TECHNICAL INDUSTRIES, INC. v. BANKS

United States District Court, Western District of Louisiana (2006)

Facts

Issue

Holding — Haik, C.J.

Rule

Reasoning

Deep Dive: How the Court Reached Its Decision

Standard for a Preliminary Injunction

The court outlined that a party seeking a preliminary injunction must demonstrate four essential elements: a substantial likelihood of success on the merits, a substantial threat of irreparable injury if the injunction is denied, a balancing of harms showing that the threatened injury outweighs any damage to the opposing party, and that the injunction will not disserve the public interest. The court emphasized that failing to satisfy any one of these criteria would result in the denial of the preliminary injunction request. In this case, the court found that Technical Industries, Inc. successfully established all four elements, warranting the issuance of the injunction. Specifically, the court concluded that Technical had a strong case regarding the misappropriation of trade secrets and the enforcement of restrictive covenants against Banks. The court's analysis centered on the agreements signed by Banks and the potential consequences of his actions if left unchecked. Ultimately, the court determined that the extraordinary remedy of a preliminary injunction was justified given the circumstances presented.

Protectability of Trade Secrets

The court evaluated whether Technical's proprietary process, Visonic™, qualified as a trade secret under Louisiana law. To qualify, the information must derive independent economic value from its secrecy and be subject to reasonable efforts to maintain its confidentiality. The court found that Technical's development of Visonic™ indeed met these criteria, as it was not generally known or readily ascertainable by competitors and had been developed through significant investment and effort. The court noted that only Technical had successfully created the method of inspection that combined various techniques, thus reinforcing the uniqueness and economic value of Visonic™. Furthermore, the court highlighted that Technical took appropriate measures to maintain confidentiality, such as requiring employees, including Banks, to sign non-disclosure agreements. This led the court to conclude that Technical possessed a protectable trade secret under the Louisiana Uniform Trade Secrets Act, thus supporting its claim for injunction.
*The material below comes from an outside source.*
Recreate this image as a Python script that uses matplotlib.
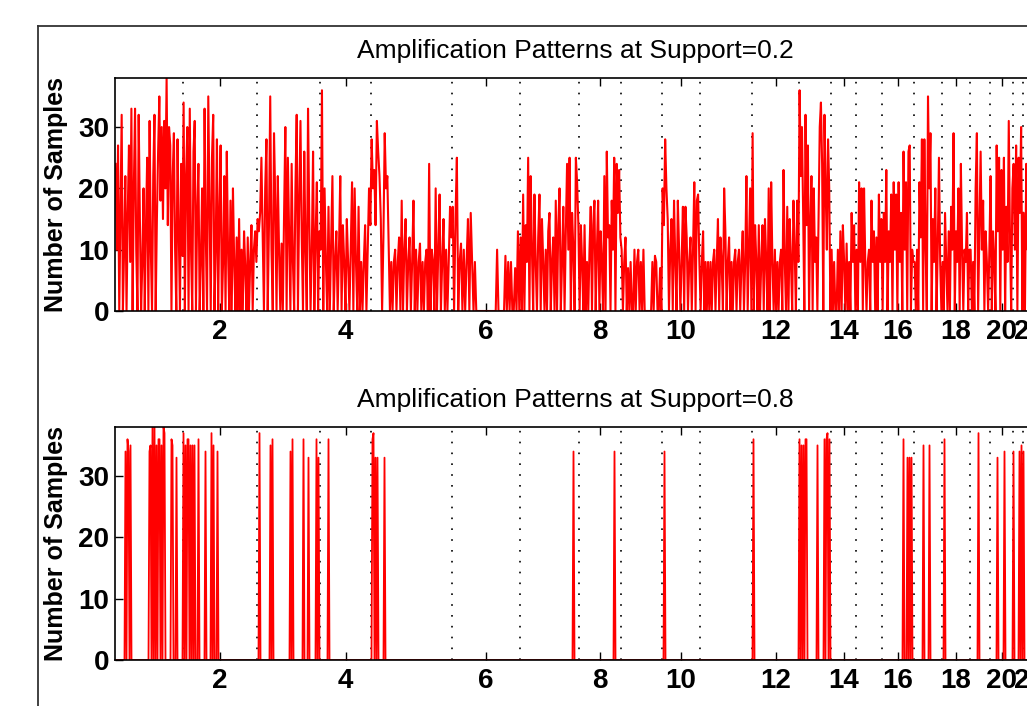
import numpy as np
import matplotlib
matplotlib.use("Agg")
import matplotlib.pyplot as plt
from matplotlib.lines import Line2D

plt.rcParams['font.family'] = ['Liberation Sans', 'DejaVu Sans']

# bins per chromosome (1..22)
chrom_len = [68, 74, 63, 51, 81, 68, 59, 42, 41, 38, 52, 47, 32, 25, 26, 32, 28, 28, 20, 23, 10, 13]

# support = 0.2, values read per chromosome, left to right
chr01 = [24, 10, 27, 0, 16, 32, 0, 10, 22, 0, 16, 27, 8, 33, 0, 20, 33, 10, 0, 32, 15, 0, 8, 20, 0, 14, 25, 0,
         31, 10, 0, 22, 32, 0, 15, 26, 35, 18, 30, 15, 31, 20, 38, 14, 30, 27, 0, 22, 29, 10, 0, 28, 13, 0, 24, 9]
chr02 = [34, 0, 22, 30, 0, 33, 10, 0, 26, 31, 0, 16, 24, 0, 8, 20, 0, 33, 12, 0, 35, 18, 0, 25, 32, 0, 10, 28,
         0, 16, 27, 0, 8, 22, 0, 26, 10, 0, 18, 0, 20, 8, 0, 12, 0, 15, 0, 10, 0, 13, 7, 0, 12, 0, 8, 14, 0, 10, 13, 8]
chr03 = [15, 13, 16, 25, 12, 0, 20, 28, 0, 14, 35, 10, 0, 29, 18, 0, 22, 10, 0, 11, 0, 16, 30, 0, 25, 12, 0, 24,
         8, 0, 20, 32, 0, 18, 31, 12, 0, 26, 10, 0, 33, 15, 0, 10, 26, 0, 12, 21, 0, 13]
chr04 = [10, 36, 0, 20, 8, 0, 17, 0, 11, 22, 0, 8, 13, 0, 10, 22, 0, 14, 8, 0, 15, 8, 0, 10, 21, 0, 20, 8, 0,
         17, 0, 8, 0, 8, 14, 0, 10, 20, 14]
chr05 = [28, 20, 23, 14, 31, 26, 22, 15, 0, 12, 29, 20, 22, 11, 0, 8, 0, 8, 10, 0, 8, 12, 0, 18, 0, 10, 15, 0, 8,
         12, 0, 8, 18, 0, 10, 0, 8, 11, 0, 8, 0, 8, 10, 0, 24, 0, 10, 8, 0, 20, 0, 10, 19, 0, 8, 15, 0, 10, 0, 8, 17, 12]
chr06 = [17, 0, 15, 25, 0, 8, 11, 0, 10, 0, 8, 15, 0, 16, 8, 0, 8, 0, 0, 0, 0, 0, 0, 0, 0, 0, 0, 0, 0, 0, 0, 0,
         10, 0, 0, 0, 0, 0, 9, 0, 8, 0, 8, 0, 0, 7, 0, 13, 0]
chr07 = [12, 0, 19, 0, 14, 8, 25, 0, 22, 10, 0, 19, 8, 0, 12, 19, 0, 15, 8, 0, 10, 0, 13, 16, 0, 8, 12, 0, 18, 0,
         14, 20, 0, 8, 17, 0, 13, 24, 10, 25, 0, 16, 10, 0, 25, 21, 14]
chr08 = [0, 14, 8, 0, 14, 0, 8, 0, 10, 17, 0, 14, 18, 0, 10, 18, 0, 13, 8, 0, 22, 0, 26, 12, 14, 0, 18, 10, 25,
         0, 24, 16, 23, 12]
chr09 = [10, 0, 8, 12, 0, 7, 0, 8, 0, 0, 10, 0, 8, 10, 0, 8, 0, 10, 0, 0, 0, 0, 0, 0, 8, 0, 9, 8, 0, 0, 7, 0]
chr10 = [20, 14, 28, 20, 15, 0, 10, 15, 0, 18, 8, 0, 18, 10, 0, 8, 17, 0, 17, 12, 0, 8, 12, 0, 10, 21, 0, 18, 19, 8]
chr11 = [0, 8, 13, 0, 8, 0, 8, 0, 8, 0, 8, 10, 0, 8, 15, 0, 12, 8, 0, 20, 13, 0, 8, 12, 0, 8, 0, 8, 10, 0, 8, 10,
         0, 8, 13, 0, 8, 22, 0, 10, 20, 0]
chr12 = [29, 0, 14, 8, 0, 14, 0, 8, 14, 0, 15, 8, 0, 20, 0, 21, 8, 0, 10, 0, 8, 0, 8, 10, 0, 23, 8, 0, 17, 0, 15,
         8, 0, 18, 10, 0, 18, 8]
chr13 = [36, 22, 30, 16, 0, 32, 14, 27, 0, 14, 22, 0, 20, 8, 12, 0, 15, 30, 34, 24, 0, 32, 20, 10, 28, 20, 0]
chr14 = [10, 0, 8, 0, 0, 10, 0, 13, 0, 14, 8, 0, 11, 0, 8, 0, 16, 8, 14, 0]
chr15 = [10, 0, 21, 8, 20, 0, 20, 8, 0, 8, 10, 0, 18, 8, 13, 0, 12, 0, 19, 8, 15]
chr16 = [0, 16, 8, 23, 0, 13, 8, 19, 0, 21, 10, 19, 0, 21, 8, 16, 0, 26, 10, 21, 0, 26, 27, 0, 10, 8]
chr17 = [8, 0, 10, 0, 21, 12, 28, 0, 28, 11, 0, 35, 20, 29, 0, 15, 8, 20, 0, 10, 25, 8, 0]
chr18 = [8, 0, 16, 8, 0, 13, 0, 17, 10, 29, 0, 13, 8, 20, 0, 24, 10, 0, 10, 8, 16, 0, 10]
chr19 = [10, 0, 8, 0, 20, 29, 0, 13, 26, 10, 18, 0, 13, 8, 0, 10]
chr20 = [22, 0, 13, 8, 0, 27, 13, 25, 0, 23, 10, 25, 0, 17, 8, 31, 12, 0, 20]
chr21 = [24, 10, 27, 0, 25, 16, 30, 0]
chr22 = [16, 0, 24, 10, 20, 0, 18, 12, 0, 15]
support02 = [chr01, chr02, chr03, chr04, chr05, chr06, chr07, chr08, chr09, chr10, chr11,
             chr12, chr13, chr14, chr15, chr16, chr17, chr18, chr19, chr20, chr21, chr22]

# support = 0.8: bins that are non-zero and their counts
peak_bins = [10, 12, 13, 15, 34, 35, 37, 39, 41, 43, 44, 46, 48, 49, 56, 57, 61,
             68, 70, 72, 73, 75, 77, 79, 83, 90, 96, 98, 102,
             144, 155, 157, 175, 177, 188, 193, 201, 203, 213,
             257, 258, 260, 262, 269, 458, 499, 549,
             638, 684, 686, 688, 690, 691, 702, 709, 711, 712, 714,
             788, 792, 794, 796, 808, 814, 829, 863, 882, 889, 898, 904, 906, 908]
peak_vals = [34, 36, 34, 35, 34, 35, 38, 38, 35, 36, 36, 35, 38, 37, 36, 35, 33,
             37, 35, 36, 36, 35, 35, 35, 36, 34, 37, 35, 34,
             37, 35, 36, 34, 36, 36, 33, 36, 33, 36,
             36, 37, 33, 33, 33, 34, 34, 34,
             36, 36, 35, 35, 36, 36, 35, 36, 36, 37, 36,
             36, 33, 33, 33, 35, 35, 36, 37, 33, 34, 34, 34, 35, 34]

bounds = np.concatenate([[0], np.cumsum(chrom_len)])
total = bounds[-1]

# x positions for support=0.2 series, spread evenly inside each chromosome
xs, ys = [], []
for i, vals in enumerate(support02):
    n = len(vals)
    step = chrom_len[i] / n
    xs.append(bounds[i] + step * (np.arange(n) + 0.5))
    ys.append(vals)
x02 = np.concatenate(xs)
y02 = np.concatenate(ys)

x08 = np.arange(total) + 0.5
y08 = np.zeros(total)
y08[peak_bins] = peak_vals

centers = (bounds[:-1] + bounds[1:]) / 2
tick_pos = centers[1::2]
tick_lab = [str(c) for c in range(2, 23, 2)]

W, H = 1027, 706
fig = plt.figure(figsize=(W / 100, H / 100), dpi=100)

# outer frame of the screenshot
fig.add_artist(Line2D([38 / W, 38 / W], [0, 1 - 26 / H], color='#333333', lw=1.3))
fig.add_artist(Line2D([38 / W, 1], [1 - 26 / H, 1 - 26 / H], color='#333333', lw=1.3))

panels = [(78, 311, x02, y02, 'Amplification Patterns at Support=0.2', 1.5),
          (427, 660, x08, y08, 'Amplification Patterns at Support=0.8', 1.3)]

for top, bot, x, y, title, lw in panels:
    ax = fig.add_axes([115 / W, 1 - bot / H, 921 / W, (bot - top) / H])
    for b in bounds[1:-1]:
        ax.axvline(b, color='black', lw=1.2, linestyle=(0, (1, 5.5)), zorder=1)
    ax.plot(x, y, color='red', lw=lw, zorder=2)
    ax.set_xlim(0, total)
    ax.set_ylim(0, 38)
    ax.set_xticks(tick_pos)
    ax.set_xticklabels(tick_lab)
    ax.set_yticks([0, 10, 20, 30])
    ax.tick_params(direction='in', top=True, right=True, length=6, width=1,
                   labelsize=20)
    ax.tick_params(axis='x', pad=6)
    ax.tick_params(axis='y', pad=4)
    for lab in ax.get_xticklabels() + ax.get_yticklabels():
        lab.set_fontweight('bold')
    for s in ax.spines.values():
        s.set_linewidth(1.2)
        s.set_zorder(3)
    ax.set_title(title, fontsize=19, pad=14.5)
    fig.text(56 / W, 1 - (top + bot) / 2 / H, 'Number of Samples', rotation=90,
             ha='center', va='center', fontsize=18, fontweight='bold')

fig.savefig('out.png', dpi=100)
Irreparable Injury and Balancing of Harms

The court assessed whether Technical faced a substantial threat of irreparable injury if the injunction were not granted. It determined that the potential unauthorized disclosure of Visonic™ posed a significant risk to Technical, which had invested considerable resources into its development. If Banks were allowed to disclose or use Technical's trade secrets, competitors could gain access to valuable information without incurring similar costs or efforts, undermining Technical's competitive advantage. The court ruled that this loss of intellectual property constituted irreparable harm, as it could not be adequately compensated by monetary damages alone. In the balancing of harms, the court concluded that the potential harm to Technical from losing its trade secrets far outweighed any damage that Banks might suffer from being restricted in his employment opportunities. The court acknowledged that Banks would still retain extensive experience and skills in the industry, mitigating the impact of the injunction on his career.

Public Interest

The court considered whether granting the injunction would serve the public interest. It noted that protecting trade secrets and proprietary information aligns with the interest of promoting fair competition in the market. By preventing unauthorized disclosure, the injunction would ensure that Technical’s investments and innovations were safeguarded, deterring others from unfairly profiting from its efforts. The court emphasized that the public interest would not be disserved by issuing the injunction, as it would maintain the integrity of proprietary information and encourage companies to invest in developing new technologies. The court's ruling reflected a commitment to uphold the principles of fair business practices and to prevent unjust enrichment at the expense of a competitor's intellectual property. Overall, the court concluded that the public interest favored the protection of Technical's trade secrets and the enforcement of the agreements with Banks.

Enforcement of Restrictive Covenants

The court examined the enforceability of the restrictive covenants contained within the Non Disclosure Agreement and the Stock Option Agreement under Louisiana law. It found that while such covenants are generally disfavored, they are permissible under specific conditions, such as defined geographical limits and time frames. The court determined that the covenants signed by Banks were valid and enforceable, as they were within the limits set by Louisiana law. However, the court also recognized that certain provisions in the agreements were overly broad. Consequently, the court limited the geographical scope of the injunction to specific parishes in Louisiana and counties in Texas where Technical operated, ensuring the restrictions were reasonable and enforceable. By doing so, the court aimed to balance the interests of the parties while adhering to public policy considerations regarding noncompetition agreements. Thus, the court granted the preliminary injunction with tailored limits to protect Technical's interests without overreaching.